Q1.いわゆるマジョリティの意識を変えなくてはならないと感じますが、水平型の教育を浸透させようとすると返ってその違いが浮き彫りになることは往々にしてあると思います。引地さんは、マジョリティの方に対してどのようなことをするのが必要だとお考えですか。また、引地さん個人レベルでは将来どのような取り組みを考えているか教えて頂けますか。

A1.自身が大事にしているのは当事者、つまり学生の声です。教育だけ、運動だけ、政治だけをやっていると当事者から離れて行ってしまう。ボランティアや人との交流を経て「当事者の話を聞くこと」の大切さを感じ、何者でもなかった自分だからこそ常に相手の立場に立って考え、行動する姿勢が大切だと感じています。

 

 

Q2.法定雇用率もある中、金銭面で問題を抱えやすい中小企業が雇用を進めるにはどうしたらよいでしょうか。

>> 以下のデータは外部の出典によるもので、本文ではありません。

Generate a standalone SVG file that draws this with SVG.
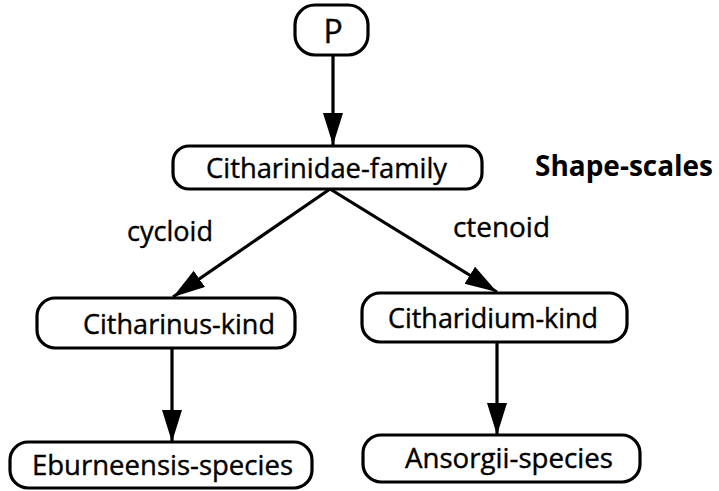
<svg xmlns="http://www.w3.org/2000/svg" width="719" height="491" viewBox="0 0 719 491">
<style>
.box{fill:#fff;stroke:#000;stroke-width:3.2}
.lbl{font-family:"Open Sans","Liberation Sans",sans-serif;font-size:28px;fill:#000;stroke:#000;stroke-width:0.4}
.edge{stroke:#000;stroke-width:3.2;fill:none}
.bold{font-family:"Open Sans","Liberation Sans",sans-serif;font-size:28px;font-weight:bold;fill:#000}
</style>
<defs>
<marker id="ah" markerUnits="userSpaceOnUse" markerWidth="34" markerHeight="22" refX="32" refY="10" orient="auto">
<path d="M0,0 L32,10 L0,20 z" fill="#000"/>
</marker>
</defs>
<rect width="719" height="491" fill="#fff"/>
<g id="edges">
<line class="edge" x1="333" y1="55" x2="333" y2="145" marker-end="url(#ah)"/>
<line class="edge" x1="330" y1="189" x2="173" y2="297" marker-end="url(#ah)"/>
<line class="edge" x1="330" y1="189" x2="497" y2="292" marker-end="url(#ah)"/>
<line class="edge" x1="172" y1="348" x2="172" y2="442" marker-end="url(#ah)"/>
<line class="edge" x1="497" y1="342" x2="497" y2="435" marker-end="url(#ah)"/>
<text class="lbl" x="127" y="241" textLength="86" lengthAdjust="spacingAndGlyphs">cycloid</text>
<text class="lbl" x="453" y="237" textLength="97" lengthAdjust="spacingAndGlyphs">ctenoid</text>
</g>
<g id="nodeP">
<rect class="box" x="295" y="5" width="73" height="50" rx="20"/>
<text class="lbl" x="333" y="43" text-anchor="middle" style="font-size:32px">P</text>
</g>
<g id="nodeFamily">
<rect class="box" x="173" y="146" width="309" height="43" rx="16"/>
<text class="lbl" x="206" y="178" textLength="241" lengthAdjust="spacingAndGlyphs">Citharinidae-family</text>
</g>
<text class="bold" x="535" y="176" textLength="178" lengthAdjust="spacingAndGlyphs">Shape-scales</text>
<g id="nodeCitharinus">
<rect class="box" x="37" y="298" width="258" height="50" rx="18"/>
<text class="lbl" x="83" y="334" textLength="192" lengthAdjust="spacingAndGlyphs">Citharinus-kind</text>
</g>
<g id="nodeCitharidium">
<rect class="box" x="362" y="293" width="265" height="49" rx="18"/>
<text class="lbl" x="388" y="328" textLength="210" lengthAdjust="spacingAndGlyphs">Citharidium-kind</text>
</g>
<g id="nodeEburneensis">
<rect class="box" x="10" y="442" width="302" height="46" rx="18"/>
<text class="lbl" x="32" y="475" textLength="261" lengthAdjust="spacingAndGlyphs">Eburneensis-species</text>
</g>
<g id="nodeAnsorgii">
<rect class="box" x="363" y="435" width="277" height="47" rx="18"/>
<text class="lbl" x="405" y="468" textLength="208" lengthAdjust="spacingAndGlyphs">Ansorgii-species</text>
</g>
</svg>
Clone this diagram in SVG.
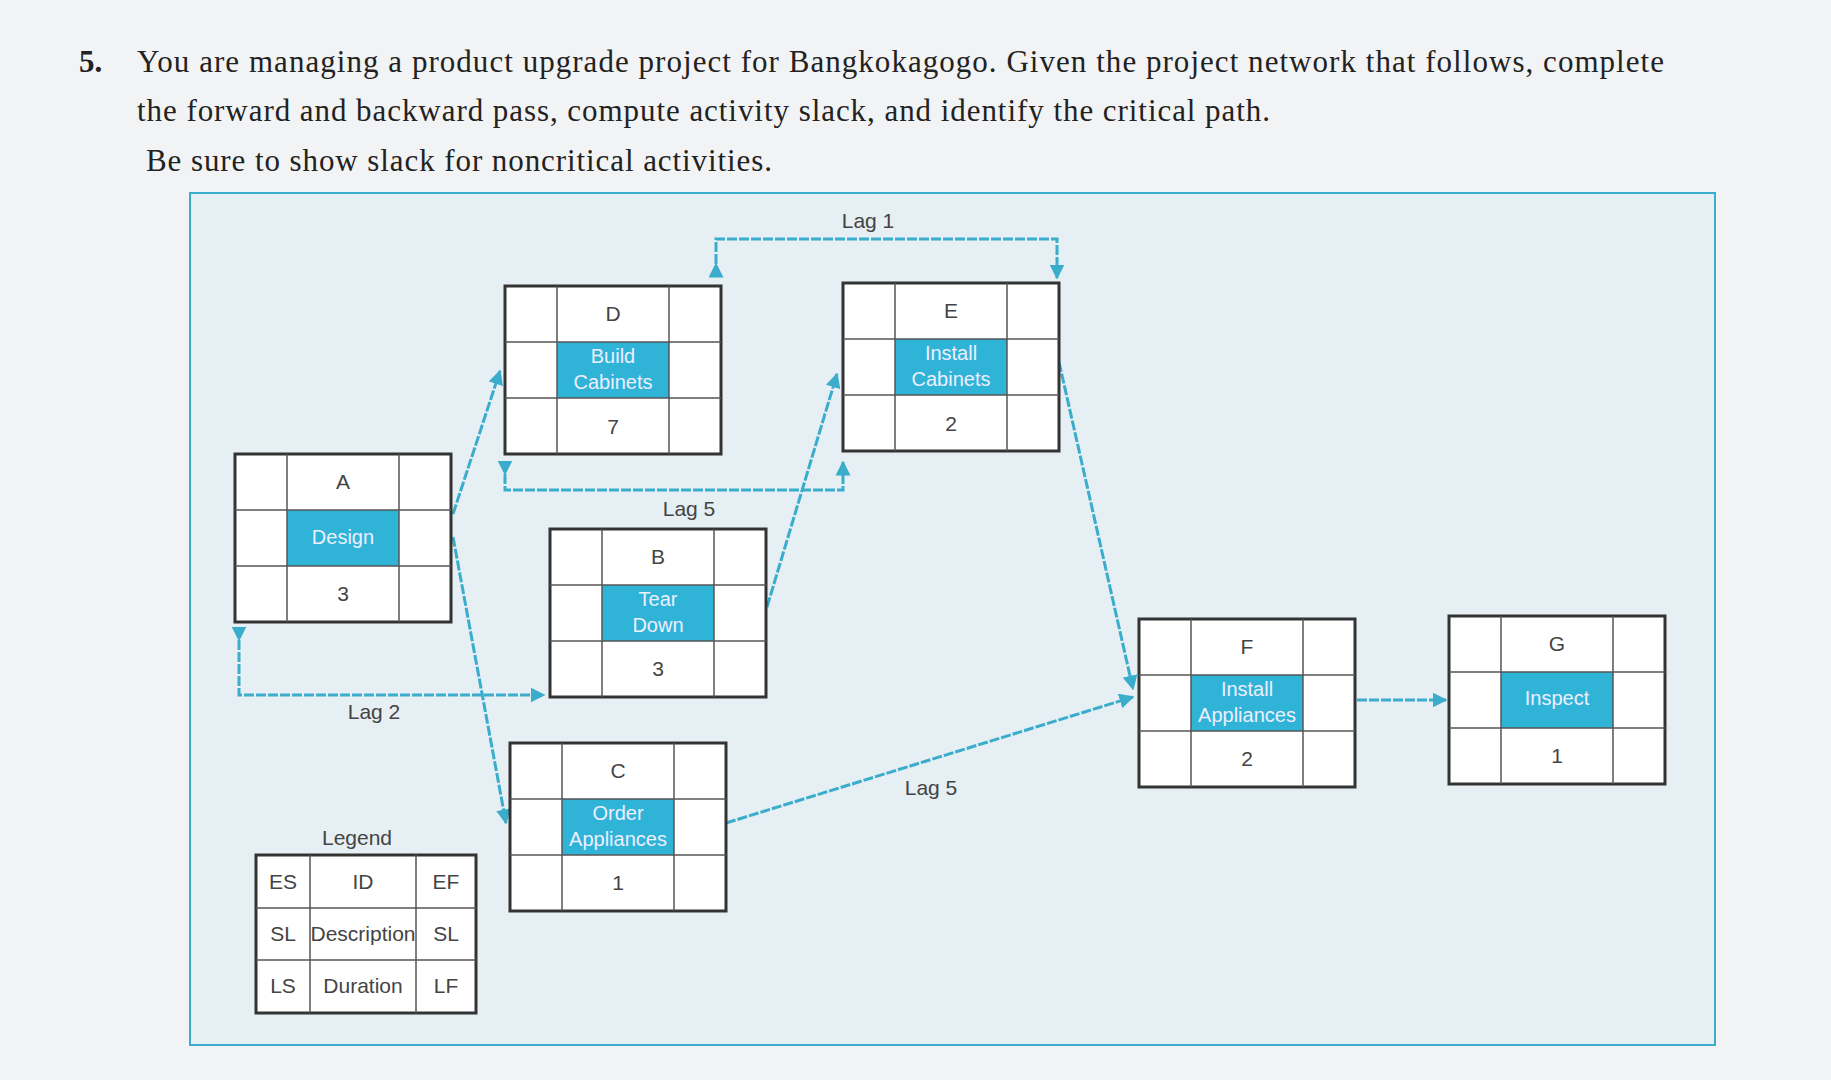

A2.中小企業では人数が限られていて障がい者雇用への対応力が無いことが問題だと考えています。解決策としては、自治体によるジョブコーチや福祉事業所の定着支援を積極的に活用するように、外部のリソースを頼り、自分だけで解決しようとしないことが大切になってくるでしょう。

 

 

Q3.当事者の方々の就労への意欲に関して伺いたいです。

A3.人によって千差万別です。皆が切実に「働きたい!」という気持ちを持っている訳ではありません。昔働いていた人は、「昔はできたのに今なぜできないのか」と感じることもあり、また元々働いていない人が「働けるかな?」と不安に思うこともあります。基本的に重度の障がい者であれば、障害者年金が支給されます。生活に困らない人もいるため、一般の人とは感覚が違うかもしれません。「働いてみたい」という好奇心から就労支援を受ける人もいれば、周囲に言われて働こうとするパターンも多くあります。

所感


 相手の立場に立って、当事者意識をもつことは常に難しいことだと思います。特に、多くの学校では学力至上主義のような環境が用意されていて、勉強ができなければ叱られたり悲しい思いをしたりすることが少なくありません。もちろん勉強も大事ですが、外の世界を見ることの大切さや自分の存在意義を考える機会など、若いころから様々な経験を積まなければ、多様な価値観を受け入れられるようにはならないのではないかと感じました。特に、慶應義塾大学にいる学生らは小中高と同じような環境で過ごした人も多いでしょう。自分が見たものがこの世のすべてだと思わないように、自分が知りえないことがたくさんあることを肝に銘じて日々精進していきたいと思いました。

 改めまして筒井様、本日は貴重なお話をありがとうございました。